Campos, porém, considera salutar a entrada dos argentinos no mercado internacional de biodiesel. “No biodiesel, os argentinos não serão concorrentes e, sim, parceiros, já que os consumidores de fora de biocombustíveis buscam cada vez mais garantias de suprimento e não querem ficar dependentes de um único fornecedor do combustível”, justifica. Além do Brasil e da Argentina, os Estados Unidos têm investido fortemente na produção futura do biocombustível.
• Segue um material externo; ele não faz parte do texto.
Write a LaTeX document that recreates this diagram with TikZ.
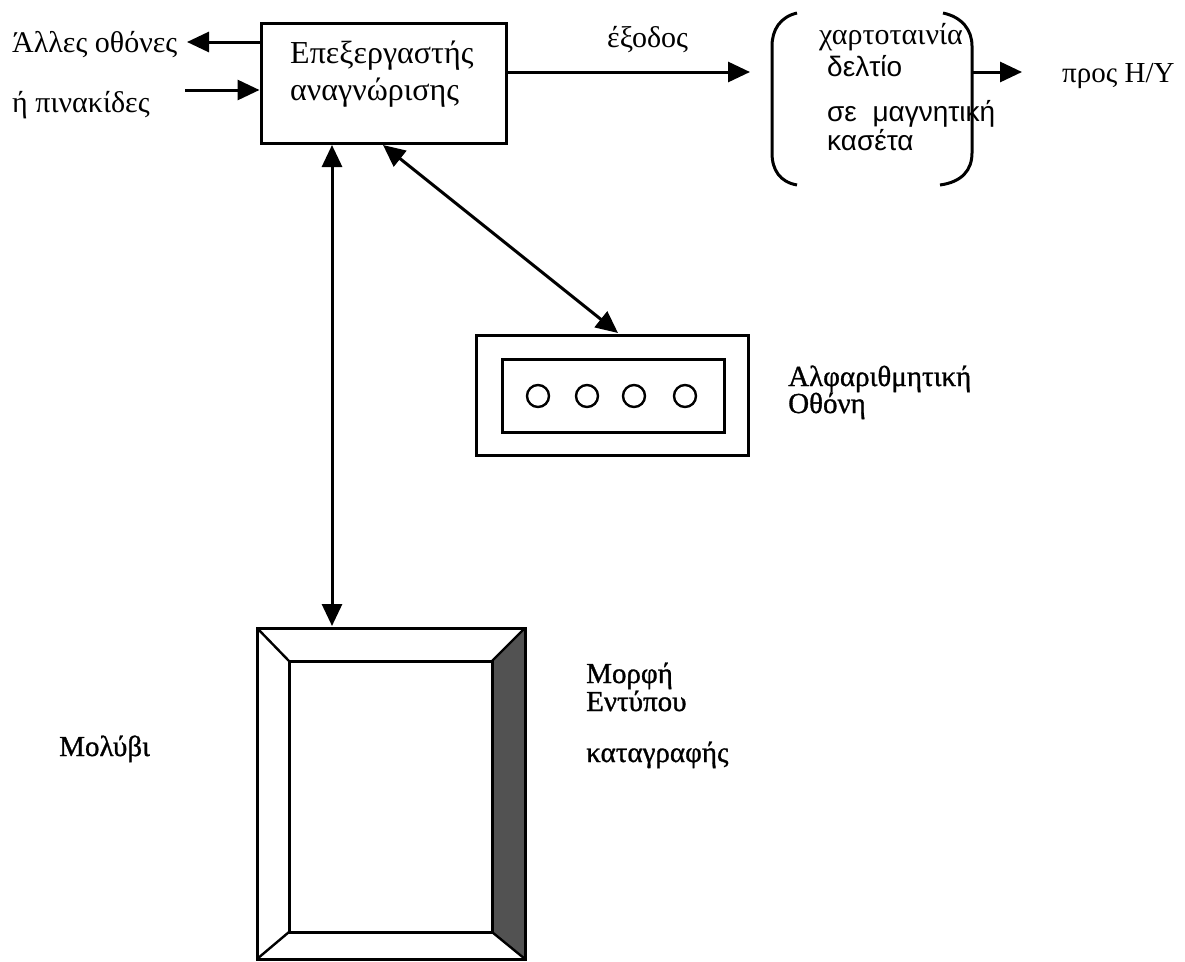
\documentclass[tikz,border=0pt]{standalone}
\usepackage{fontspec}
\setmainfont{Liberation Serif}
\newfontfamily\grsans{Liberation Sans}
\newfontfamily\grheavy{Liberation Serif}[FakeBold=1]
\usetikzlibrary{arrows.meta}
\tikzset{
  ln/.style={line width=3pt},
  arr/.style={ln,-{Triangle[length=22pt,width=20pt]}},
  darr/.style={ln,{Triangle[length=22pt,width=20pt]}-{Triangle[length=22pt,width=20pt]}},
  lbl/.style={anchor=base west,inner sep=0pt,font=\fontsize{30}{36}\selectfont},
  blbl/.style={anchor=base west,inner sep=0pt,font=\fontsize{32}{38}\selectfont},
  slbl/.style={anchor=base west,inner sep=0pt,font=\grsans\fontsize{28}{33}\selectfont},
  hlbl/.style={anchor=base west,inner sep=0pt,font=\grheavy\fontsize{29}{35}\selectfont},
  procbox/.style={draw,ln,minimum width=245pt,minimum height=120pt,inner sep=0pt},
  screenbox/.style={draw,ln,inner sep=0pt},
  lamp/.style={draw,line width=2.4pt,circle,minimum size=22pt,inner sep=0pt}
}
\begin{document}
\begin{tikzpicture}[x=1pt,y=-1pt]
\useasboundingbox (0,0) rectangle (1185,961);

% processor box
\node[procbox] (P) at (383.5,83) {};
\node[blbl] (p1) at (290,63) {Επεξεργαστής};
\node[blbl] (p2) at (290,100) {αναγνώρισης};

% left side
\node[lbl] (other) at (12,52) {Άλλες οθόνες};
\node[lbl] (signs) at (12,112) {ή πινακίδες};
\coordinate (ao) at (187,42);
\coordinate (ai) at (185,90);
\draw[arr] (P.west |- ao) -- (ao);
\draw[arr] (ai) -- (P.west |- ai);

% output
\node[lbl] (exodos) at (607,47) {έξοδος};
\coordinate (outtip) at (750,72);
\draw[arr] (P.east |- outtip) -- (outtip);

% parenthesised media group
\draw[ln] (797,13) .. controls (780,17) and (772,30) .. (772,46) -- (772,153) .. controls (772,170) and (780,182) .. (797,185);
\draw[ln] (943,13) .. controls (962,17) and (972,30) .. (972,46) -- (972,153) .. controls (972,170) and (962,182) .. (940,185);
\node[lbl] (m1) at (819,44) {χαρτοταινία};
\node[slbl] (m2) at (827,76) {δελτίο};
\node[slbl] (m3) at (827,121) {σε\ \ μαγνητική};
\node[slbl] (m4) at (827,150) {κασέτα};
\coordinate (mediaR) at (973,72);
\coordinate (pctip) at (1022,72);
\draw[arr] (mediaR) -- (pctip);
\node[lbl,font=\fontsize{29}{34}\selectfont] (pc) at (1062,82) {προς Η/Υ};

% alphanumeric screen
\node[screenbox,minimum width=272pt,minimum height=120pt] (S) at (612,395) {};
\node[screenbox,minimum width=222pt,minimum height=73pt] (Si) at (613,395.5) {};
\node[lamp] (c1) at (538,396) {};
\node[lamp] (c2) at (587,396) {};
\node[lamp] (c3) at (634,396) {};
\node[lamp] (c4) at (685,396) {};
\node[hlbl] (s1) at (788,386) {Αλφαριθμητική};
\node[hlbl] (s2) at (788,413) {Οθόνη};
\coordinate (dA) at (383,145);
\coordinate (dB) at (618,333);
\draw[darr] (dA) -- (dB);

% form frame
\coordinate (oTL) at (257,628);
\coordinate (oTR) at (525,628);
\coordinate (oBR) at (525,959);
\coordinate (oBL) at (257,959);
\coordinate (iTL) at (289,661);
\coordinate (iTR) at (492,661);
\coordinate (iBR) at (492,932);
\coordinate (iBL) at (289,932);
\fill[black!68] (oTR) -- (oBR) -- (iBR) -- (iTR) -- cycle;
\draw[ln] (oTL) rectangle (oBR);
\draw[ln] (iTL) rectangle (iBR);
\draw[line width=2.4pt] (oTL) -- (iTL) (oTR) -- (iTR) (oBR) -- (iBR) (oBL) -- (iBL);
\coordinate (vA) at (332,145);
\coordinate (vB) at (332,626);
\draw[darr] (vA) -- (vB);

\node[hlbl] (f1) at (586,683) {Μορφή};
\node[hlbl] (f2) at (586,711) {Εντύπου};
\node[hlbl] (f3) at (586,762) {καταγραφής};
\node[hlbl] (pen) at (59,756) {Μολύβι};
\end{tikzpicture}
\end{document}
No entanto, atualmente, são os alemães que se destacam na produção do energético, com uma oferta anual acima de 2,5 bilhões de litros e com um mercado já maduro, com mais de 10 anos de existência.
César Borges de Souza, vice-presidente da Caramuru – a maior esmagadora de soja de capital nacional e que vai produzir 30 milhões de litros por ano de biodiesel em Goiás – vê com preocupação o ingresso da Argentina nesse setor. Segundo ele, por uma deficiência da legislação brasileira, que favorece a exportação de soja em grão em vez de farelo e óleo (produtos de maior valor agregado), “os argentinos, que apoiam às exportações de produtos industrializados, vem tomando espaço dos brasileiros no mercado internacional de derivados”. “Passamos a ser os últimos da fila entre os exportadores de óleo e farelo e o mesmo ocorrerá com o biodiesel”, alerta Souza.
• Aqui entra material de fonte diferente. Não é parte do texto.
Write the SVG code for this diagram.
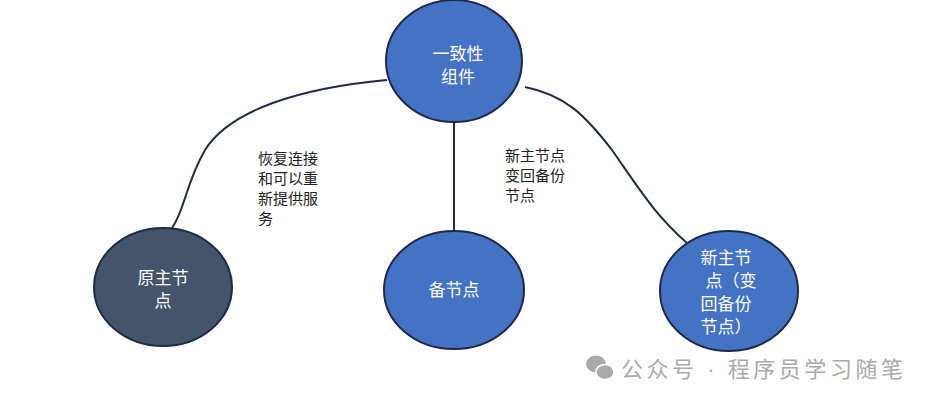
<svg xmlns="http://www.w3.org/2000/svg" width="934" height="404" viewBox="0 0 934 404">
<style>
.n{fill:#4472c4;stroke:#1f2a44;stroke-width:2}
.d{fill:#44546a;stroke:#1f2a44;stroke-width:2}
.t{font-family:"Liberation Sans","Noto Sans CJK SC",sans-serif;font-size:17px;fill:#fff;text-anchor:middle}
.l{font-family:"Liberation Sans","Noto Sans CJK SC",sans-serif;font-size:15px;fill:#222}
.c{fill:none;stroke:#1f2a44;stroke-width:2}
</style>
<rect width="934" height="404" fill="#fff"/>
<g id="connectors">
<path class="c" d="M387,80 C300,88 230,110 205,150 C185,185 185,210 172,228"/>
<path class="c" d="M454,122 L454,230"/>
<path class="c" d="M525,87 C565,95 585,115 612,150 C640,190 655,215 687,243"/>
</g>
<g id="n-top"><ellipse class="n" cx="454" cy="61" rx="68" ry="61"/>
<text class="t" x="458" y="60">一致性</text><text class="t" x="458" y="83">组件</text></g>
<g id="n-left"><ellipse class="d" cx="163" cy="287" rx="69" ry="59"/>
<text class="t" x="163" y="284">原主节</text><text class="t" x="163" y="307">点</text></g>
<g id="n-mid"><ellipse class="n" cx="454" cy="290" rx="70" ry="59"/>
<text class="t" x="454" y="296">备节点</text></g>
<g id="n-right"><ellipse class="n" cx="729" cy="291" rx="69" ry="60"/>
<text class="t" x="726" y="264">新主节</text><text class="t" x="731" y="287">点（变</text><text class="t" x="726" y="310">回备份</text><text class="t" x="726" y="333">节点）</text></g>
<g id="labels">
<text class="l" x="258" y="164">恢复连接</text><text class="l" x="258" y="184">和可以重</text><text class="l" x="258" y="204">新提供服</text><text class="l" x="258" y="224">务</text>
<text class="l" x="505" y="161">新主节点</text><text class="l" x="505" y="181">变回备份</text><text class="l" x="505" y="201">节点</text>
</g>
<g id="watermark" fill="#aaa">
<ellipse cx="596" cy="364" rx="10" ry="8.5"/><ellipse cx="605" cy="372" rx="9" ry="7.5" stroke="#fff" stroke-width="1.5"/>
<text x="621" y="377" font-family="Liberation Sans,'Noto Sans CJK SC',sans-serif" font-size="22" fill="#aaa" textLength="282">公众号 · 程序员学习随笔</text>
</g>
</svg>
Segundo estudo consultoria abeceb.com, entre 2005 e os oito primeiros meses deste ano, a Argentina anunciou 13 projetos para o desenvolvimento de biodiesel, com investimentos totais de US$ 285,5 milhões e conclusão das instalações no fim de 2007. Essa cifra, entretanto, pode chegar até US$ 1 bilhão nos próximos quatros anos, de acordo com avaliação da abeceb.com. A maioria dos projetos argentinos está nas mãos de empresas de cereais de origem nacional, situadas sobretudo na região central do país, onde está localizado o maior corredor produtivo de culturas oleaginosas. Estima-se que a demanda argentina em atinja em 2010 algo em torno de 700 milhões de litros.
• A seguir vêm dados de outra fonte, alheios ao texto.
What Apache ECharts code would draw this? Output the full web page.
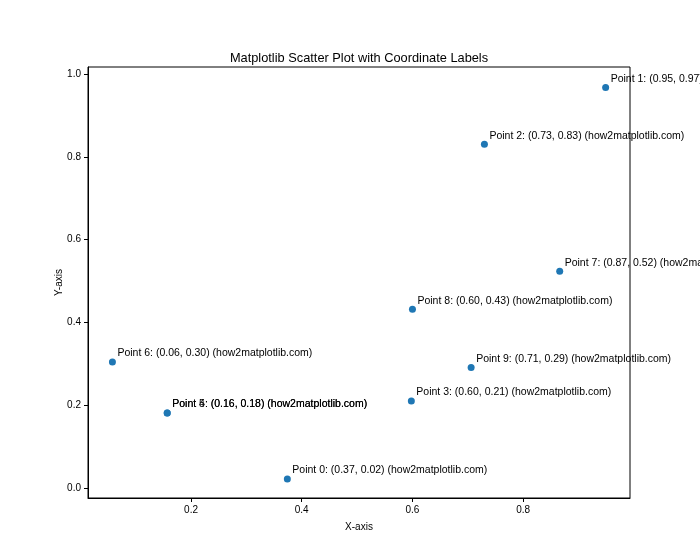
<!DOCTYPE html>
<html>
<head>
<meta charset="utf-8">
<script src="https://cdn.jsdelivr.net/npm/echarts@6/dist/echarts.min.js"></script>
<style>
  html, body { margin: 0; padding: 0; background: #fff; }
  #chart { width: 700px; height: 560px; }
</style>
</head>
<body>
<div id="chart"></div>
<script>
// point data
const pointNames = ["Point 0", "Point 1", "Point 2", "Point 3", "Point 4",
                    "Point 5", "Point 6", "Point 7", "Point 8", "Point 9"];
const xValues = [0.374, 0.949, 0.730, 0.598, 0.157, 0.157, 0.058, 0.866, 0.600, 0.706];
const yValues = [0.021, 0.968, 0.831, 0.210, 0.181, 0.181, 0.304, 0.524, 0.432, 0.291];
const xTicks = [0.2, 0.4, 0.6, 0.8];
const yTicks = [0.0, 0.2, 0.4, 0.6, 0.8, 1.0];

const FONT = "Liberation Sans";

const chart = echarts.init(document.getElementById("chart"), null, { renderer: "canvas" });

const scatterData = pointNames.map((n, i) => ({
  name: n,
  value: [xValues[i], yValues[i]],
}));

const axisCommon = {
  axisLine: { show: true, onZero: false, lineStyle: { color: "#000", width: 1 } },
  axisTick: { show: true, inside: false, length: 4, lineStyle: { color: "#000" } },
  splitLine: { show: false },
  nameLocation: "middle",
  nameMoveOverlap: false,
  nameTextStyle: { fontFamily: FONT, fontSize: 10, color: "#000" },
};

chart.setOption({
  animation: false,
  title: {
    text: "Matplotlib Scatter Plot with Coordinate Labels",
    left: 354,
    top: 47,
    textAlign: "center",
    textStyle: { fontFamily: FONT, fontSize: 12.8, fontWeight: "normal", color: "#000" },
  },
  grid: {
    left: 88, right: 70, top: 67, bottom: 62,
    show: true, borderColor: "#000", borderWidth: 1, backgroundColor: "transparent",
  },
  xAxis: {
    ...axisCommon,
    type: "value",
    min: 0.0139,
    max: 0.993,
    name: "X-axis",
    nameGap: 24,
    axisTick: { ...axisCommon.axisTick, customValues: xTicks },
    axisLabel: {
      customValues: xTicks, margin: 7,
      fontFamily: FONT, fontSize: 10, color: "#000",
      formatter: (v) => v.toFixed(1),
    },
  },
  yAxis: {
    ...axisCommon,
    type: "value",
    min: -0.0247,
    max: 1.0177,
    name: "Y-axis",
    nameGap: 24,
    axisTick: { ...axisCommon.axisTick, customValues: yTicks },
    axisLabel: {
      customValues: yTicks, margin: 7,
      fontFamily: FONT, fontSize: 10, color: "#000",
      formatter: (v) => v.toFixed(1),
    },
  },
  series: [
    {
      type: "scatter",
      data: scatterData,
      symbolSize: 7,
      itemStyle: { color: "#1f77b4", opacity: 1 },
      clip: false,
      label: {
        show: true,
        position: [8.5, 0.5],
        align: "left",
        verticalAlign: "bottom",
        fontFamily: FONT,
        fontSize: 10.5,
        color: "#000",
        formatter: (p) =>
          `${p.name}: (${p.value[0].toFixed(2)}, ${p.value[1].toFixed(2)}) (how2matplotlib.com)`,
      },
      labelLayout: { hideOverlap: false },
      z: 3,
    },
  ],
});
</script>
</body>
</html>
Dos 13 projetos argentinos de biodiesel, quase 76% prevêem a comercialização no mercado internacional, principalmente na Europa. Outros 24% dos programas têm como destino os dois mercados – interno e externo – e apenas 0,1% dos projetos é dirigido ao consumo próprio.
No Brasil, segundo Arnoldo de Campos, já existem 12 indústrias autorizadas pelo governo para construir suas plantas de biodiesel, o que corresponde a uma oferta prometida de 280 milhões de litros por ano. “Ainda temos mais de 14 indústrias que já fizeram o pedido para iniciar a produção, o que, caso sejam liberadas, elevariam a oferta anual para 1,7 bilhão de litros”, diz Campos.
Na avaliação do professor Miguel J. Dabdoub, coordenador do projeto Biodiesel Brasil, apesar dos projetos existentes, o mercado brasileiro de biodiesel ainda está restritos aos leilões governamentais, que têm como principal comprador a Petrobras, que além de adquirir o produto de terceiros, também investirá na produção própria, com a instalação de três fábricas. “Por meios dos pregões, já foi garantida a compra de cerca de 500 milhões de litros de biodiesel para a entrega futura”, afirma o professor.
Segundo o Programa Setorial de Política Energética do governo, hoje, o biodiesel é vendido em mais de 1,7 mil postos de combustíveis, além de 500 grandes consumidores, resultando num mercado anual acima de 100 milhões de litros. Até o fim deste ano, segundo o governo federal, serão mais de 3,5 mil postos com distribuição de biodiesel e 3 mil grandes consumidores, o que vai alavancar a oferta para 675 milhões de litros/ano.